Filhos, sou doutora
Depois de ter passado pelo jornalismo, pela política e pelos livros, regressei à faculdade para acabar o curso de Direito, que interrompi quando mergulhei de cabeça n" O Independente nos longínquos anos 90. Tenho um amigo advogado que sempre que me via perguntava quando é que eu acaba o curso, "Então futura colega? Para quando esse curso?". Foram décadas nisto. Ele nunca desistiu. Já eu, sim. Durante estes anos todos não havia gato-pingado que não me tratasse por "doutora", não fosse este um país de tios e de doutores. No Parlamento, por exemplo, ou se é doutor ou operário, e eu ali, no limbo. Era "mãe, beata ou fascista", mas doutora nada. Então, porque resolvi pôr a minha vida em stand by e porque não se deixa nada a meio (digo eu aos meus filhos), regressei à Universidade Lusíada onde tinha deixado o curso a meio do segundo ano. "Mãe, arranjei um estágio num semanário". E pronto, tudo estragado: entre estudar Direito Administrativo ou andar atrás do próximo ministro que anda a fugir aos impostos, vence o ministro, claro. O objetivo era sair de lá no ano em que o meu filho mais velho entrasse na universidade, a minha autoestima e a dele não aguentariam sermos colegas. Tinha, portanto, três anos para concluir a empreitada. Mas não fazia ideia daquilo em que me estava a meter: aulas todos os dias, faltas, testes, trabalhos, participação nas aulas, avaliações, exames e orais. E Fiscal, nunca pensei saber o que quer que seja de Direito Fiscal. Não morri por acaso. Os meus colegas eram pouco mais velhos que os meus filhos e grande parte dos professores tinha a minha idade e havia alguns mais novos. Tinha tudo para correr mal. "Vá, Inês, silêncio, a aula já começou...". Eu corava, "desculpe professor", e virava-me para a frente. Mas não correu mal e acabaram por ser os anos mais divertidos da minha vida depois daqueles em que passei n"O Independente. Sem a memória que tinha, mas com a curiosidade que não tinha, cada disciplina era um desafio e para o transpor era obrigatório gostar. Nesta idade, em que os fins de semana servem para dormir e não para estudar, só se decora o que se percebe pois não se decoram palavras mas sim raciocínios. Percebemos, finalmente, que quando não se entende à primeira o que se está a ler é porque o livro está mal escrito, o que é uma realidade em 99% dos casos. Acreditem. É fundamental não pormos em causa a nossa destreza e muito menos a inteligência - mais do que uma questão de honra é uma questão de sobrevivência.

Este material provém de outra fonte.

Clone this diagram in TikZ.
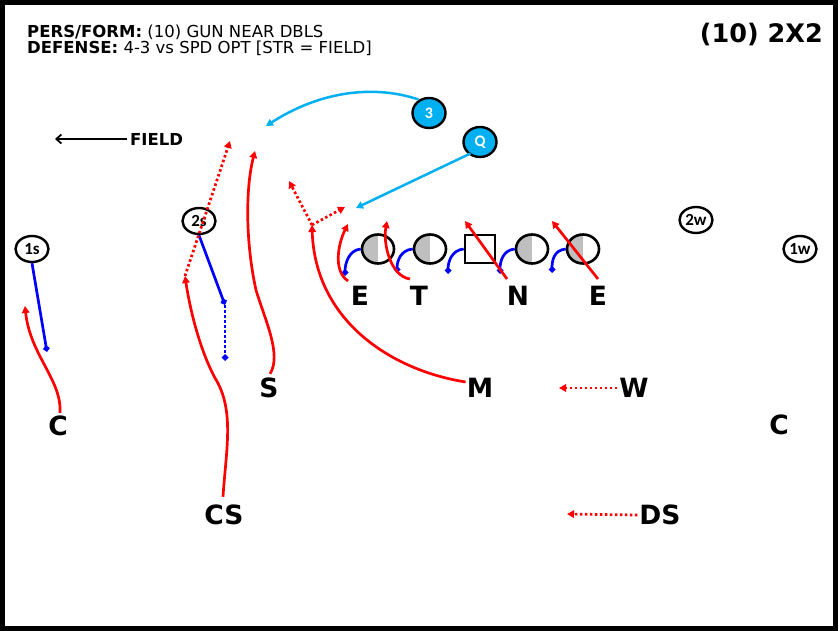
\documentclass[tikz,border=0pt]{standalone}
\usepackage{fontspec}
\setmainfont{DejaVu Sans}
\newfontfamily\calfont{Carlito}
\usetikzlibrary{arrows.meta,shapes.geometric}
\definecolor{qcyan}{HTML}{00B0F0}
\definecolor{olgray}{HTML}{BFBFBF}
\definecolor{rred}{HTML}{FF0000}
\definecolor{bblue}{HTML}{0000FF}
\begin{document}
\begin{tikzpicture}[x=1pt,y=-1pt,
  defl/.style={font=\bfseries\fontsize{26.5}{26.5}\selectfont, inner sep=0pt},
  recv/.style={draw, ellipse, line width=2.4pt, minimum width=33pt, minimum height=26pt, inner sep=0pt, font=\calfont\bfseries\fontsize{17}{17}\selectfont},
  bkf/.style={draw, ellipse, line width=2.4pt, fill=qcyan, minimum width=33pt, minimum height=30pt, inner sep=0pt, text=white, font=\calfont\bfseries\fontsize{16}{16}\selectfont},
  oline/.style={draw, ellipse, line width=2.6pt, minimum width=32pt, minimum height=29pt, inner sep=0pt,
     path picture={\fill[olgray] (path picture bounding box.south west) rectangle (path picture bounding box.north);}},
  ctr/.style={draw, rectangle, line width=2.6pt, minimum width=30pt, minimum height=28pt, inner sep=0pt},
  rte/.style={rred, line width=2.7pt, -{Triangle[length=7pt,width=7.5pt]}},
  rdot/.style={rred, line width=2.7pt, dash pattern=on 2.5pt off 2.5pt, -{Triangle[length=7pt,width=7.5pt]}},
  blk/.style={bblue, line width=2.7pt, -{Diamond[length=7pt,width=7pt]}},
  bdot/.style={bblue, line width=2.7pt, dash pattern=on 2.5pt off 2.5pt, -{Diamond[length=7pt,width=7pt]}},
  qrt/.style={qcyan, line width=2.5pt, -{Triangle[length=7pt,width=7.5pt]}},
  hdr/.style={anchor=base west, inner sep=0pt, font=\fontsize{16.5}{16.5}\selectfont}
]
\useasboundingbox (0,0) rectangle (840,631);
\draw[line width=5pt] (2.5,2.5) rectangle (835.5,628.5);

% header
\node[hdr] (h1) at (27,37.5) {\textbf{PERS/FORM:} (10) GUN NEAR DBLS};
\node[hdr] (h2) at (27,54) {\textbf{DEFENSE:} 4-3 vs SPD OPT [STR = FIELD]};
\node[anchor=east, inner sep=0pt, font=\bfseries\fontsize{25.5}{25.5}\selectfont] (title) at (823,35) {(10) 2X2};

% field arrow
\node[anchor=west, inner sep=0pt, font=\bfseries\fontsize{16.5}{16.5}\selectfont] (field) at (130,139) {FIELD};
\coordinate (fieldtip) at (55,139);
\draw[line width=1.8pt, -{Straight Barb[length=5pt,width=9pt]}] (field.west) ++(-3,0) -- (fieldtip);

% offensive line
\node[oline] (O1) at (378,249) {};
\node[oline] (O2) at (430,249) {};
\node[ctr] (OC) at (480,249) {};
\node[oline] (O4) at (532,249) {};
\node[oline] (O5) at (583,249) {};

% receivers
\node[recv] (r1s) at (32,249) {1s};
\node[recv] (r2s) at (199,221) {2s};
\node[recv] (r2w) at (696,220) {2w};
\node[recv] (r1w) at (800,249) {1w};

% backs
\node[bkf] (b3) at (429,113) {3};
\node[bkf] (bQ) at (480,142) {Q};

% defense
\node[defl] (E1) at (360,296) {E};
\node[defl] (T) at (419,296) {T};
\node[defl] (N) at (518,296) {N};
\node[defl] (E2) at (598,296) {E};
\node[defl] (S) at (269,388) {S};
\node[defl] (M) at (480,388) {M};
\node[defl] (W) at (634,388) {W};
\node[defl] (C1) at (58,426) {C};
\node[defl] (C2) at (779,425) {C};
\node[defl] (CS) at (224,515) {CS};
\node[defl] (DS) at (660,515) {DS};

% coordinates
\coordinate (k1) at (345,276);
\coordinate (k2) at (397,273);
\coordinate (k3) at (448,274);
\coordinate (k4) at (500,274);
\coordinate (k5) at (552,273);
\coordinate (tE1) at (348,224);
\coordinate (tT) at (387,221);
\coordinate (tN) at (465,221);
\coordinate (tE2) at (552,221);
\coordinate (mj) at (312,225);
\coordinate (mL) at (289,181);
\coordinate (mR) at (345,207);
\coordinate (tS) at (255,151);
\coordinate (csj) at (185,276);
\coordinate (csT) at (230,141);
\coordinate (tC1) at (25,306);
\coordinate (w1) at (47,352);
\coordinate (w2a) at (225,305);
\coordinate (w2b) at (225,361);
\coordinate (tW) at (559,388);
\coordinate (tDS) at (567,514);
\coordinate (t3) at (266,126);
\coordinate (tQ) at (356,208);

% blocks
\draw[blk] (O1.west) .. controls +(-12,1) and +(0,-12) .. (k1);
\draw[blk] (O2.west) .. controls +(-12,1) and +(0,-12) .. (k2);
\draw[blk] (OC.west) .. controls +(-12,1) and +(0,-12) .. (k3);
\draw[blk] (O4.west) .. controls +(-12,1) and +(0,-12) .. (k4);
\draw[blk] (O5.west) .. controls +(-12,1) and +(0,-12) .. (k5);

% receivers
\draw[blk] (r1s.south) -- (w1);
\draw[blk] (r2s.south) -- (w2a);
\draw[bdot] (w2a) -- (w2b);

% defensive routes
\draw[rte] (348,281) .. controls +(-15,-10) and +(-10,20) .. (tE1);
\draw[rte] (410,279) .. controls +(-20,-3) and +(-4,22) .. (tT);
\draw[rte] (507,279) -- (tN);
\draw[rte] (598,279) -- (tE2);
\draw[rte] (M.west) ++(-1,-6) .. controls (390,370) and (315,320) .. (mj);
\draw[rdot] (mj) -- (mL);
\draw[rdot] (mj) -- (mR);
\draw[rte] (S.north) ++(1,-4) .. controls (282,355) and (265,320) .. (256,290) .. controls (246,245) and (245,190) .. (tS);
\draw[rte] (CS.north) ++(-1,-8) .. controls (226,450) and (235,410) .. (215,378) .. controls (200,350) and (190,310) .. (csj);
\draw[rdot] (csj) -- (csT);
\draw[rte] (C1.north) ++(2,-3) .. controls (62,380) and (30,355) .. (tC1);
\draw[rdot] (W.west) ++(-2,0) -- (tW);
\draw[rdot] (DS.west) ++(-2,0) -- (tDS);

% backfield routes
\draw[qrt] (b3.north west) ++(2,-2) .. controls (385,88) and (330,85) .. (t3);
\draw[qrt] (bQ.south west) ++(3,0) -- (tQ);
\end{tikzpicture}
\end{document}
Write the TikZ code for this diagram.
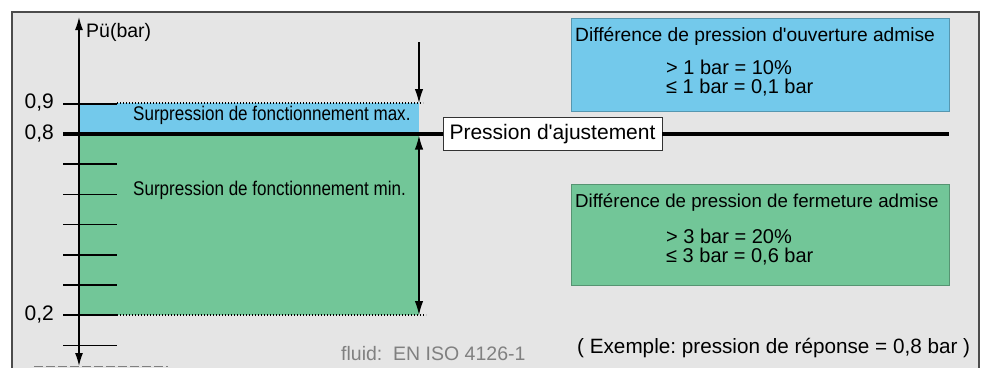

Durante estes anos fugi dos meus filhos para a casa de banho para conseguir estudar, fiz quase diretas em véspera de exames, ajudei colegas e pedi muitas vezes ajuda - "Explica-me lá isto" e ficava horas ao telemóvel a tentar perceber coisas inacreditáveis de Direito Penal ou de Direitos Reais num debate acesso com alguém com metade da minha idade - fartei-me de sonhar com matérias e contestei a justiça das notas. "Meninos, tive 14!". Os meus filhos ficavam a olhar para mim com cara de parvos: "Boa, mãe...". "Foi a segunda melhor nota...", insistia perante a falta de entusiasmo. "Mas a mãe diz sempre que não interessa a nota dos outros mas sim a nossa: "com o mal dos outros posso eu bem", não é?". Enfiei tantas vezes o barrete que não imaginam. Um dos meus professores, um daqueles que nasceu para ser professor e para ser adorado pelos alunos, dizia-me assim já no fim: "Agora vai começar a escrever sobre Direito como se soubesse alguma coisa disto, não é?". Nunca. Pois esta é outra coisa que se ganha quando se aprende numa idade em que se deve ensinar: pânico do ridículo. De Direito percebem eles, já eu, sou doutora. Mas o melhor, o melhor de tudo, foram os coleguinhas e os amigos que fiz. Em três anos vivi no mundo onde os meus filhos estão a entrar, vi por dentro os telemóveis deles, as relações, os medos e as ambições. "Inês, se um dos teus filhos vier para cá, o pessoal leva-o ali a fazer um cursinho paralelo de imperiais e cenas. Liberas?" Se soubessem como aquilo é divertido não havia ninguém a fazer o curso aos Domingos. Agora sim, já me podem tratar por Inês.